The Center for Education and Research in Information Assurance and Security (CERIAS)

The Center for Education and Research in
Information Assurance and Security (CERIAS)

Saurabh Bagchi - Purdue University

Students: Spring 2024, unless noted otherwise, sessions will be virtual on Zoom.

Protecting Today's Enterprise Systems against Zero-day Attacks

Feb 27, 2013

Abstract

To secure today's enterprise computer systems, it is critical to have different intrusion detection sensors (IDS) embedded in them. In spite of that, the complexity of such distributed computer systems makes it difficult to determine the appropriate choice and placement of these detectors.

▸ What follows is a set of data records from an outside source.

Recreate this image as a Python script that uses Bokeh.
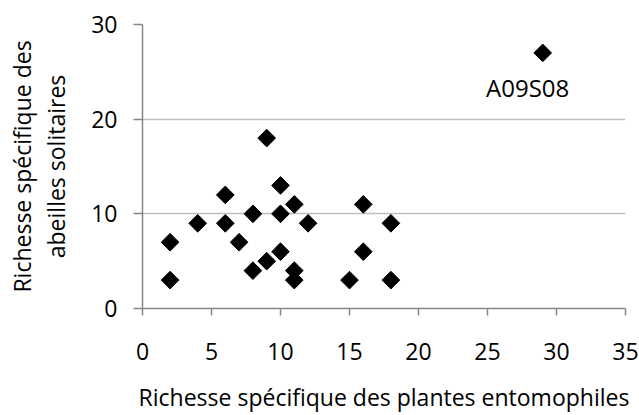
import math
from bokeh.plotting import figure
from bokeh.models import Range1d, FixedTicker, ColumnDataSource, LabelSet
from bokeh.embed import file_html
from bokeh.resources import INLINE
from bokeh.core.properties import value

# ---- data ----
plant_richness = [2, 2, 4, 6, 6, 7, 8, 8, 9, 9, 10, 10, 10, 11, 11, 11, 12, 15, 16, 16, 18, 18, 29]
bee_richness = [7, 3, 9, 12, 9, 7, 10, 4, 18, 5, 13, 10, 6, 11, 4, 3, 9, 3, 11, 6, 9, 3, 27]
label_x = [29]
label_y = [27]
label_text = ["A09S08"]
x_ticks = [0, 5, 10, 15, 20, 25, 30, 35]
y_ticks = [0, 10, 20, 30]
x_title = "Richesse spécifique des plantes entomophiles"
y_title = "Richesse spécifique des\nabeilles solitaires"

FONT = "Open Sans"
FS = "23px"
TXT = "#000000"

p = figure(width=639, height=415, output_backend="svg", toolbar_location=None,
           x_range=Range1d(0, 35), y_range=Range1d(0, 30),
           min_border_left=142, min_border_right=14, min_border_top=24, min_border_bottom=107)
p.outline_line_color = None
p.background_fill_color = "white"
p.border_fill_color = "white"

src = ColumnDataSource(dict(x=plant_richness, y=bee_richness))
p.scatter("x", "y", source=src, marker="square", angle=math.pi / 4, size=12.5,
          fill_color="black", line_color="black")

lab_src = ColumnDataSource(dict(x=label_x, y=label_y, t=label_text))
p.add_layout(LabelSet(x="x", y="y", text="t", source=lab_src, x_offset=-15, y_offset=-35,
                      text_align="center", text_baseline="middle",
                      text_font=value(FONT), text_font_size="24px", text_color=TXT))

# grid
p.xgrid.grid_line_color = None
p.ygrid.ticker = FixedTicker(ticks=y_ticks)
p.ygrid.grid_line_color = "#bfbfbf"
p.ygrid.grid_line_width = 1.5

for ax in (p.xaxis[0], p.yaxis[0]):
    ax.axis_line_color = "#868686"
    ax.axis_line_width = 1.5
    ax.major_tick_line_color = "#868686"
    ax.major_tick_line_width = 1.5
    ax.major_tick_in = 0
    ax.minor_tick_line_color = None
    ax.major_label_text_font = FONT
    ax.major_label_text_font_size = FS
    ax.major_label_text_color = TXT
    ax.axis_label_text_font = FONT
    ax.axis_label_text_font_size = FS
    ax.axis_label_text_font_style = "normal"
    ax.axis_label_text_color = TXT

p.xaxis.ticker = FixedTicker(ticks=x_ticks)
p.xaxis.major_tick_out = 7
p.xaxis.major_label_standoff = 27
p.xaxis.axis_label = x_title
p.xaxis.axis_label_standoff = 18

p.yaxis.ticker = FixedTicker(ticks=y_ticks)
p.yaxis.major_tick_out = 9
p.yaxis.major_label_standoff = 16
p.yaxis.axis_label = y_title
p.yaxis.axis_label_standoff = 16
p.yaxis.axis_label_text_line_height = 1.06

open("out.html", "w").write(file_html(p, INLINE))
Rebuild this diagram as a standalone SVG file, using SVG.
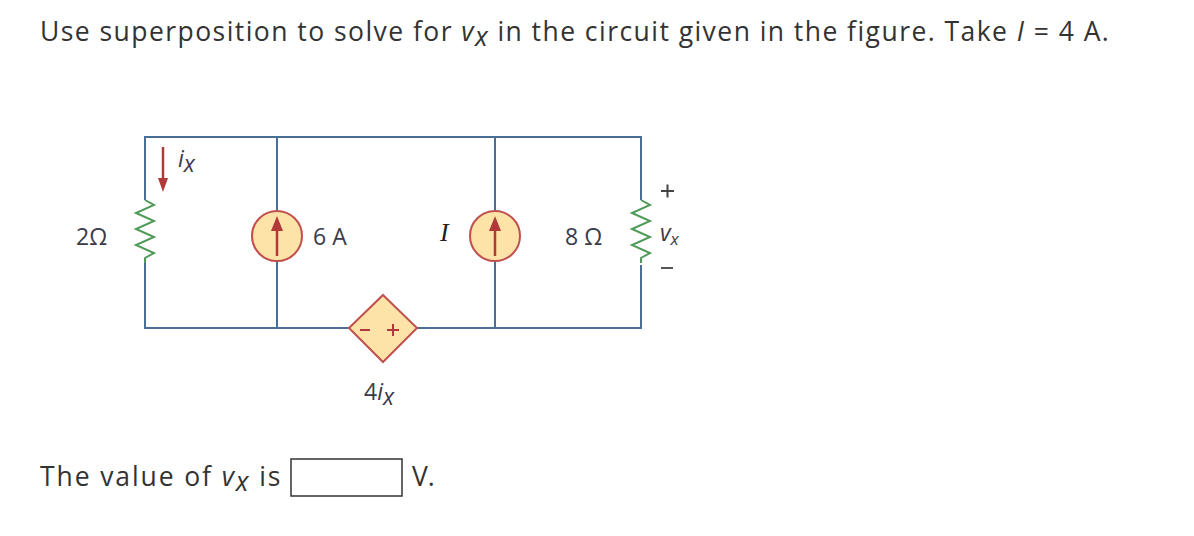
<svg xmlns="http://www.w3.org/2000/svg" width="1194" height="536" viewBox="0 0 1194 536">
<style>
.w{stroke:#4a6f96;stroke-width:2;fill:none}
.r{stroke:#4f9a5a;stroke-width:2;fill:none}
.src{fill:#fde3a7;stroke:#c0504d;stroke-width:2}
.t{font-family:"Open Sans","Liberation Sans",sans-serif;fill:#333}
.c{font-family:"Open Sans","Liberation Sans",sans-serif;fill:#3a3a48;font-size:23px}
</style>
<text class="t" x="40" y="41" font-size="26.5" letter-spacing="1.45">Use superposition to solve for <tspan font-style="italic">v</tspan><tspan font-style="italic" dy="5">x</tspan><tspan dy="-5"> in the circuit given in the figure. Take </tspan><tspan font-style="italic">I</tspan> = 4 A.</text>
<g id="connectors">
<path class="w" d="M145,200 V137 H641 V200 M641,265 V328 H417 M349,328 H145 V263 M277,137 V211 M277,261 V328 M495,137 V211 M495,261 V328"/>
<line x1="163" y1="147" x2="163" y2="180" stroke="#b03a3a" stroke-width="2.5"/>
<path d="M158,178 L168,178 L163,192 z" fill="#b03a3a"/>
</g>
<g id="r2"><path class="r" d="M145,200 l9,5 l-18,8 l18,8 l-18,8 l18,8 l-18,8 l18,8 l-9,5 v5"/>
<text class="c" x="76" y="245">2Ω</text></g>
<g id="ix"><text class="c" x="178" y="167" font-style="italic" font-size="20">i<tspan dy="5">x</tspan></text></g>
<g id="s6"><circle class="src" cx="277" cy="236" r="25"/><line x1="277" y1="256" x2="277" y2="228" stroke="#b03a3a" stroke-width="2.5"/><path d="M271,231 L277,216 L283,231 z" fill="#b03a3a"/>
<text class="c" x="313" y="245">6 A</text></g>
<g id="sI"><circle class="src" cx="495" cy="236" r="25"/><line x1="495" y1="256" x2="495" y2="228" stroke="#b03a3a" stroke-width="2.5"/><path d="M489,231 L495,216 L501,231 z" fill="#b03a3a"/>
<text x="440" y="241" font-family="Liberation Serif,serif" font-style="italic" font-size="26" fill="#222">I</text></g>
<g id="dep"><path class="src" d="M383,295 L417,328 L383,362 L349,328 z"/>
<path d="M360,330 h10 M387,330 h12 M393,324 v12" stroke="#b03a3a" stroke-width="2"/>
<text class="c" x="364" y="400">4<tspan font-style="italic">i</tspan><tspan font-style="italic" dy="5">x</tspan></text></g>
<g id="r8"><path class="r" d="M641,200 l9,5 l-18,8 l18,8 l-18,8 l18,8 l-18,8 l18,8 l-9,5 v5"/>
<text class="c" x="565" y="245">8 Ω</text>
<path d="M661,191 h13 M667.5,184.5 v13" stroke="#444" stroke-width="2"/>
<text class="c" x="660" y="241" font-family="Liberation Serif,serif" font-style="italic" font-size="20">v<tspan dy="4" font-family="Open Sans,sans-serif" font-size="17">x</tspan></text>
<path d="M661,268 h12" stroke="#555" stroke-width="2"/></g>
<text class="t" x="40" y="486" font-size="26.5" letter-spacing="1.9">The value of <tspan font-style="italic">v</tspan><tspan font-style="italic" dy="5">x</tspan><tspan dy="-5"> is</tspan></text>
<rect x="291" y="459" width="111" height="37" fill="#fff" stroke="#333" stroke-width="1.5"/>
<text class="t" x="412" y="486" font-size="26.5">V.</text>
</svg>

In this talk, we will first describe a method to evaluate the effect a detector configuration has on the accuracy and precision of determining the system's security goals. The method is based on a Bayesian network model, obtained from an attack graph representation of the target system. Using Bayesian inference, we implement a dynamic programming algorithm for determining the optimal detector settings in a large-scale distributed system. We extend this algorithm to work for the common case scenario that the distributed system changes over time (say with the addition of new machines or new users) and the target attacks also change over time. In the final piece of the talk, we describe how to protect the systems when one or more attack steps have not been seen before, i.e., zero-day attacks. In our evaluation, we show the result of applying our technique to real attacks against a production enterprise network.

About the Speaker

Saurabh Bagchi is an Associate Professor in the School of Electrical and Computer Engineering and the Department of Computer Science at Purdue University in West Lafayette, Indiana. He is a senior member of IEEE and ACM, an IMPACT faculty fellow at Purdue University and the Assistant Director of the CERIAS security center at Purdue. He received the MS and PhD degrees from the University of Illinois, Urbana-Champaign, in 1998 and 2001, respectively. At Purdue, he leads the Dependable Computing Systems Laboratory (DCSL), where he and a set of wildly enthusiastic students try to make and break distributed systems for the good of the world.